New Public School Model: The public school in Phoenix is large, inefficient, and does not enforce clear goals for student formation and achievement. While some traditional districts have honors programs and micro-academies within their schools, these opportunities are limited and often require that students “test in.” By contrast, Great Hearts offers the same academically rigorous program to all students and has no admissions criteria. Great Hearts professes a broad public commitment to provide a superior classical liberal arts education to all students who are curious and diligent.
The primary goal of Great Hearts Academies is to graduate thoughtful leaders of character who will contribute to a more philosophical, humane, and just society. To reach this goal, each student must freely discern his or her unique character and destiny during the program. Liberal education should bring each student to ask: what amongst the array of offerings and invitations spread before me in the future do I find meaningful? Graduates will then apply that confident self-understanding for a greater good beyond themselves.
This is not to say that Great Hearts believes that self-purpose can be simply taught as part of the curriculum, or that the schools will supplant the role of the parents in moral formation. Rather, each academy strives to create an environment in which durable character, and the open search for it, is modeled and highly regarded. Great Hearts believes that academic accomplishment is a natural byproduct of a preparatory school culture that first values integrity, personal responsibility, and thoughtful self-reflection.
Our Model: What follows is a short outline of the substantial features that define a Great Hearts Network academy. These features are essential to establishing start-up schools according to a proven model.
A Core Liberal Arts Curriculum
A Great Hearts Academy requires a common and rigorous sequence of courses for all students; there are no electives. The sequence in math, science, foreign language, fine arts, and the perennial and timeless humanities exceeds the state standards in duration and content. All students graduate as critical thinkers, coherent writers, and confident speakers. At the high school level, 24.5 high school credits are required for graduation (above the state required 20) so that all students who graduate are eligible for admissions to the finest colleges and universities in the nation.
An Academy Ethos
A community of students working together in pursuit of the school's lofty vision is an essential feature of a Great Hearts Academy. Students are invited and exhorted to create a community of scholarship, leadership, and service in their classrooms, in extracurricular activities, and in their relationships with peers and teachers. These academies strive to foster friendship of the noblest sort: friendships marked by a common love of the true, the good, and the beautiful, in which students enrich and dignify each other through their work together. The schools value character and leadership highly, recognizing at the same time that these good habits of virtue cannot simply be taught, but must be modeled, reflected upon, and experienced through immersion. Students also profess an honor code that upholds academic integrity, and wear uniforms.

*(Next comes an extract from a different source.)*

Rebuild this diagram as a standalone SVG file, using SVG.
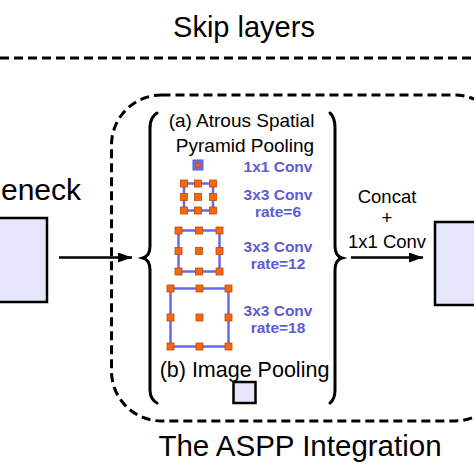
<svg xmlns="http://www.w3.org/2000/svg" width="474" height="474" viewBox="0 0 474 474">
<style>
text{font-family:"Liberation Sans",Arial,sans-serif;fill:#000}
.dash{fill:none;stroke:#000;stroke-width:3;stroke-dasharray:9,5}
.brace{fill:none;stroke:#000;stroke-width:3;stroke-linecap:round}
.box{fill:#e6e6fa;stroke:#000;stroke-width:2.5}
.blue{font-weight:bold;fill:#5c5cd6;font-size:15.5px;text-anchor:middle}
.grid{fill:none;stroke:#6a6ae6;stroke-width:2.5}
.dot{fill:#f26a10;stroke:#c04a00;stroke-width:0.8}
.conn{stroke:#000;stroke-width:2.5;fill:none}
</style>
<defs>
<marker id="ah" viewBox="0 0 14 10" refX="14" refY="5" markerWidth="14" markerHeight="10" markerUnits="userSpaceOnUse" orient="auto">
<path d="M0,0 L14,5 L0,10 Z" fill="#000"/>
</marker>
</defs>
<rect width="474" height="474" fill="#fff"/>
<text x="244" y="37" font-size="29" text-anchor="middle">Skip layers</text>
<line class="dash" x1="0" y1="58" x2="474" y2="58"/>
<rect id="aspp-region" class="dash" x="111.5" y="95" width="393" height="326" rx="50" ry="50"/>
<text x="300" y="456" font-size="29.5" text-anchor="middle">The ASPP Integration</text>
<g id="bottleneck">
<text x="1" y="200" font-size="30">eneck</text>
<rect class="box" x="-10" y="218" width="57" height="84"/>
</g>
<g id="output">
<rect class="box" x="435" y="222" width="60" height="83"/>
</g>
<g id="braces">
<path class="brace" d="M157,113 Q150,117 150,128 L150,246 Q150,256 143,258 Q150,260 150,270 L150,390 Q150,399 157,403"/>
<path class="brace" d="M330,113 Q335,117 335,128 L335,246 Q335,256 342,258 Q335,260 335,270 L335,390 Q335,399 330,403"/>
</g>
<g id="aspp-title">
<text x="241.5" y="127" font-size="19" text-anchor="middle">(a) Atrous Spatial</text>
<text x="245" y="152" font-size="19" text-anchor="middle">Pyramid Pooling</text>
</g>
<g id="conv1x1">
<rect x="193" y="160" width="10" height="10" fill="#7070e0" stroke="#5a5ad0" stroke-width="1"/>
<rect class="dot" x="196" y="163" width="4" height="4"/>
<text class="blue" x="278" y="172">1x1 Conv</text>
</g>
<g id="conv-rate6">
<rect class="grid" x="184" y="183.5" width="29" height="27"/>
<g class="dot">
<rect x="180.5" y="180" width="7" height="7"/><rect x="194.5" y="180" width="7" height="7"/><rect x="209.5" y="180" width="7" height="7"/>
<rect x="180.5" y="193.5" width="7" height="7"/><rect x="194.5" y="193.5" width="7" height="7"/><rect x="209.5" y="193.5" width="7" height="7"/>
<rect x="180.5" y="207" width="7" height="7"/><rect x="194.5" y="207" width="7" height="7"/><rect x="209.5" y="207" width="7" height="7"/>
</g>
<text class="blue" x="278" y="200">3x3 Conv</text>
<text class="blue" x="278" y="217">rate=6</text>
</g>
<g id="conv-rate12">
<rect class="grid" x="178.5" y="230.5" width="41" height="41"/>
<g class="dot">
<rect x="175" y="227" width="7" height="7"/><rect x="195.5" y="227" width="7" height="7"/><rect x="216" y="227" width="7" height="7"/>
<rect x="175" y="247.5" width="7" height="7"/><rect x="195.5" y="247.5" width="7" height="7"/><rect x="216" y="247.5" width="7" height="7"/>
<rect x="175" y="268" width="7" height="7"/><rect x="195.5" y="268" width="7" height="7"/><rect x="216" y="268" width="7" height="7"/>
</g>
<text class="blue" x="278" y="252">3x3 Conv</text>
<text class="blue" x="278" y="269">rate=12</text>
</g>
<g id="conv-rate18">
<rect class="grid" x="170.5" y="288.5" width="58" height="58"/>
<g class="dot">
<rect x="167" y="285" width="7" height="7"/><rect x="196" y="285" width="7" height="7"/><rect x="225" y="285" width="7" height="7"/>
<rect x="167" y="314" width="7" height="7"/><rect x="196" y="314" width="7" height="7"/><rect x="225" y="314" width="7" height="7"/>
<rect x="167" y="343" width="7" height="7"/><rect x="196" y="343" width="7" height="7"/><rect x="225" y="343" width="7" height="7"/>
</g>
<text class="blue" x="278" y="316">3x3 Conv</text>
<text class="blue" x="278" y="333">rate=18</text>
</g>
<g id="image-pooling">
<text x="244.5" y="377" font-size="21.5" text-anchor="middle">(b) Image Pooling</text>
<rect class="box" x="233.5" y="382" width="22" height="21" stroke-width="2"/>
</g>
<g id="connectors">
<line class="conn" x1="59" y1="257.5" x2="132" y2="257.5" marker-end="url(#ah)"/>
<line class="conn" x1="351" y1="257.5" x2="423" y2="257.5" marker-end="url(#ah)"/>
<text x="387" y="203" font-size="18.5" text-anchor="middle">Concat</text>
<text x="387" y="224" font-size="18.5" text-anchor="middle">+</text>
<text x="387" y="248" font-size="18.5" text-anchor="middle">1x1 Conv</text>
</g>
</svg>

A Great Hearts Academy is small, and individual classes are small as well. This limited size guarantees the availability of the individual attention, both academic and personal, that students need to do their best. The overall student-to-teacher ratio on campus is around 15:1, further safeguarding against the anonymity too common to "big box" schools.
A Professionally Diverse and Uniquely Qualified Faculty
The teachers come from a variety of backgrounds: traditionally-trained and experienced public school teachers are a minority of the faculty. Faculty members are drawn from technical and professional fields, from private or non-traditional school teaching, and from academia (college teaching, graduate schools). Of central importance are the teacher's own love of learning and knowledge of academic subject matter. The teacher must be fundamentally Socratic in his/her approach to students. His/her teaching activity is aimed at eliciting new thoughts and ideas in the learners, and not simply at filling them with information. He/she must fully embrace the school's vision of community, of learning, and of leadership.
The head of a Great Hearts Academy must possess the virtues of the best teachers and administrators by overseeing all the functions of the school- academic, social, fiscal, and physical. He/she mentors and collaborates with the teachers, and is open to learning alongside the school's students. The head of school is a model of collegiality, fairness, clarity, responsibility, and a love of learning.
Like students and teachers, the parents are invited to embrace and participate in the school's academic and ethical vision. Parents love and pursue the true, the good, and the beautiful, and they support and inspire their children to do the same. As the central adult role models and teachers in their own children's lives, parents can apprehend the greater significance of the school's vision, and the long-lasting value of such an education, and they can support their daughters and sons in their journey towards it. Volunteerism is vital to the school's prosperity.